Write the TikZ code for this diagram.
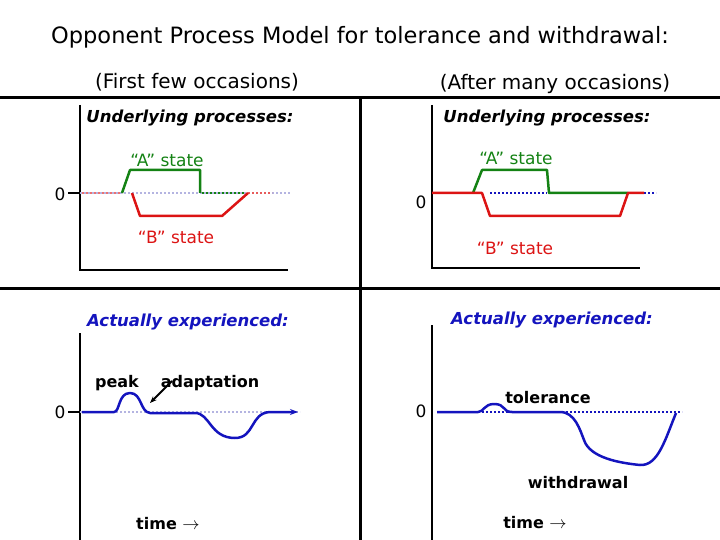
\documentclass[tikz,border=0pt]{standalone}
\usepackage{fontspec}
\setmainfont{DejaVu Sans}
\usetikzlibrary{arrows.meta}
\definecolor{gA}{RGB}{20,130,20}
\definecolor{rB}{RGB}{220,20,20}
\definecolor{bX}{RGB}{20,20,190}
\definecolor{lav}{RGB}{180,180,225}
\begin{document}
\begin{tikzpicture}[x=1pt,y=-1pt,
  frame/.style={line width=3pt,black},
  axis/.style={line width=2.5pt,black},
  zero/.style={line width=2pt,dotted,lav},
  curveA/.style={line width=2.5pt,gA,line join=round},
  curveB/.style={line width=2.5pt,rB,line join=round},
  curveX/.style={line width=2.5pt,bX,line join=round},
  lbl/.style={font=\fontsize{17}{20}\selectfont},
  bl/.style={font=\fontsize{16}{19}\selectfont\bfseries},
  head/.style={font=\fontsize{16.5}{19}\selectfont\itshape\bfseries}]
\useasboundingbox (0,0) rectangle (720,540);
\node[font=\fontsize{22.5}{26}\selectfont] (title) at (360,37) {Opponent Process Model for tolerance and withdrawal:};
\node[font=\fontsize{20}{24}\selectfont] (s1) at (197,82) {(First few occasions)};
\node[font=\fontsize{20}{24}\selectfont] (s2) at (555,84) {(After many occasions)};
\draw[frame] (0,98) -- (720,98);
\draw[frame] (0,288) -- (720,288);
\draw[frame] (360,98) -- (360,540);
% top-left
\node[head] (u1) at (190,118) {Underlying processes:};
\draw[axis] (80,105) -- (80,270) -- (288,270);
\node[lbl] (z1) at (60,194) {0};
\draw[axis] (68,193) -- (80,193);
\draw[zero] (80,193) -- (290,193);
\draw[line width=2pt,dotted,rB!60] (82,193) -- (122,193);
\draw[line width=2pt,dotted,rB!70] (248,193) -- (272,193);
\draw[line width=2pt,dotted,gA] (202,193) -- (245,193);
\draw[curveA] (122,193) -- (130,170) -- (200,170) -- (200,193);
\draw[curveB] (132,193) -- (140,216) -- (222,216) -- (248,193);
\node[lbl,text=gA] (A1) at (167,160) {“A” state};
\node[lbl,text=rB] (B1) at (176,237) {“B” state};
% top-right
\node[head] (u2) at (547,118) {Underlying processes:};
\draw[axis] (432,105) -- (432,268) -- (640,268);
\node[lbl] (z2) at (421,202) {0};
\draw[line width=2pt,dotted,bX] (490,193) -- (547,193);
\draw[line width=2pt,dotted,bX] (640,193) -- (656,193);
\draw[curveA] (473,193) -- (482,170) -- (547,170) -- (549,193) -- (628,193);
\draw[curveB] (432,193) -- (482,193) -- (490,216) -- (620,216) -- (628,193) -- (644,193);
\node[lbl,text=gA] (A2) at (516,158) {“A” state};
\node[lbl,text=rB] (B2) at (515,248) {“B” state};
% bottom-left
\node[head,text=bX] (e1) at (188,322) {Actually experienced:};
\draw[axis] (80,333) -- (80,540);
\node[lbl] (z3) at (60,412) {0};
\draw[axis] (68,412) -- (80,412);
\draw[zero] (80,412) -- (300,412);
\draw[curveX,-{Stealth[length=8pt]}] (82,412) -- (114,412) .. controls (120,412) and (118,393) .. (130,393)
  .. controls (142,393) and (140,412) .. (150,413) -- (195,413)
  .. controls (210,413) and (210,438) .. (235,438) .. controls (255,438) and (250,413) .. (270,412) -- (298,412);
\node[bl] (pk) at (117,383) {peak};
\node[bl] (ad) at (210,383) {adaptation};
\draw[line width=2pt,-{Stealth[length=7pt]}] (172,381) -- (150,403);
\node[bl] (t1) at (168,524) {time $\rightarrow$};
% bottom-right
\node[head,text=bX] (e2) at (552,320) {Actually experienced:};
\draw[axis] (432,325) -- (432,540);
\node[lbl] (z4) at (421,411) {0};
\draw[line width=2pt,dotted,bX] (478,412) -- (682,412);
\draw[curveX] (437,412) -- (478,412) .. controls (484,412) and (484,404) .. (494,404)
  .. controls (506,404) and (502,412) .. (512,412) -- (560,412)
  .. controls (575,412) and (580,430) .. (584,440)
  .. controls (590,458) and (620,463) .. (640,465)
  .. controls (658,466) and (665,440) .. (676,413);
\node[bl] (tol) at (548,398) {tolerance};
\node[bl] (wd) at (578,483) {withdrawal};
\node[bl] (t2) at (535,523) {time $\rightarrow$};
\end{tikzpicture}
\end{document}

---+---

## Problem to work on
Copy all the data exactly as written, but skip any picture.

## Result of this task
Write the TikZ code for this diagram.
\documentclass[tikz,border=0pt]{standalone}
\usepackage{fontspec}
\setmainfont{DejaVu Sans}
\usetikzlibrary{arrows.meta}
\definecolor{gA}{RGB}{20,130,20}
\definecolor{rB}{RGB}{220,20,20}
\definecolor{bX}{RGB}{20,20,190}
\definecolor{lav}{RGB}{180,180,225}
\begin{document}
\begin{tikzpicture}[x=1pt,y=-1pt,
  frame/.style={line width=3pt,black},
  axis/.style={line width=2.5pt,black},
  zero/.style={line width=2pt,dotted,lav},
  curveA/.style={line width=2.5pt,gA,line join=round},
  curveB/.style={line width=2.5pt,rB,line join=round},
  curveX/.style={line width=2.5pt,bX,line join=round},
  lbl/.style={font=\fontsize{17}{20}\selectfont},
  bl/.style={font=\fontsize{16}{19}\selectfont\bfseries},
  head/.style={font=\fontsize{16.5}{19}\selectfont\itshape\bfseries}]
\useasboundingbox (0,0) rectangle (720,540);
\node[font=\fontsize{22.5}{26}\selectfont] (title) at (360,37) {Opponent Process Model for tolerance and withdrawal:};
\node[font=\fontsize{20}{24}\selectfont] (s1) at (197,82) {(First few occasions)};
\node[font=\fontsize{20}{24}\selectfont] (s2) at (555,84) {(After many occasions)};
\draw[frame] (0,98) -- (720,98);
\draw[frame] (0,288) -- (720,288);
\draw[frame] (360,98) -- (360,540);
% top-left
\node[head] (u1) at (190,118) {Underlying processes:};
\draw[axis] (80,105) -- (80,270) -- (288,270);
\node[lbl] (z1) at (60,194) {0};
\draw[axis] (68,193) -- (80,193);
\draw[zero] (80,193) -- (290,193);
\draw[line width=2pt,dotted,rB!60] (82,193) -- (122,193);
\draw[line width=2pt,dotted,rB!70] (248,193) -- (272,193);
\draw[line width=2pt,dotted,gA] (202,193) -- (245,193);
\draw[curveA] (122,193) -- (130,170) -- (200,170) -- (200,193);
\draw[curveB] (132,193) -- (140,216) -- (222,216) -- (248,193);
\node[lbl,text=gA] (A1) at (167,160) {“A” state};
\node[lbl,text=rB] (B1) at (176,237) {“B” state};
% top-right
\node[head] (u2) at (547,118) {Underlying processes:};
\draw[axis] (432,105) -- (432,268) -- (640,268);
\node[lbl] (z2) at (421,202) {0};
\draw[line width=2pt,dotted,bX] (490,193) -- (547,193);
\draw[line width=2pt,dotted,bX] (640,193) -- (656,193);
\draw[curveA] (473,193) -- (482,170) -- (547,170) -- (549,193) -- (628,193);
\draw[curveB] (432,193) -- (482,193) -- (490,216) -- (620,216) -- (628,193) -- (644,193);
\node[lbl,text=gA] (A2) at (516,158) {“A” state};
\node[lbl,text=rB] (B2) at (515,248) {“B” state};
% bottom-left
\node[head,text=bX] (e1) at (188,322) {Actually experienced:};
\draw[axis] (80,333) -- (80,540);
\node[lbl] (z3) at (60,412) {0};
\draw[axis] (68,412) -- (80,412);
\draw[zero] (80,412) -- (300,412);
\draw[curveX,-{Stealth[length=8pt]}] (82,412) -- (114,412) .. controls (120,412) and (118,393) .. (130,393)
  .. controls (142,393) and (140,412) .. (150,413) -- (195,413)
  .. controls (210,413) and (210,438) .. (235,438) .. controls (255,438) and (250,413) .. (270,412) -- (298,412);
\node[bl] (pk) at (117,383) {peak};
\node[bl] (ad) at (210,383) {adaptation};
\draw[line width=2pt,-{Stealth[length=7pt]}] (172,381) -- (150,403);
\node[bl] (t1) at (168,524) {time $\rightarrow$};
% bottom-right
\node[head,text=bX] (e2) at (552,320) {Actually experienced:};
\draw[axis] (432,325) -- (432,540);
\node[lbl] (z4) at (421,411) {0};
\draw[line width=2pt,dotted,bX] (478,412) -- (682,412);
\draw[curveX] (437,412) -- (478,412) .. controls (484,412) and (484,404) .. (494,404)
  .. controls (506,404) and (502,412) .. (512,412) -- (560,412)
  .. controls (575,412) and (580,430) .. (584,440)
  .. controls (590,458) and (620,463) .. (640,465)
  .. controls (658,466) and (665,440) .. (676,413);
\node[bl] (tol) at (548,398) {tolerance};
\node[bl] (wd) at (578,483) {withdrawal};
\node[bl] (t2) at (535,523) {time $\rightarrow$};
\end{tikzpicture}
\end{document}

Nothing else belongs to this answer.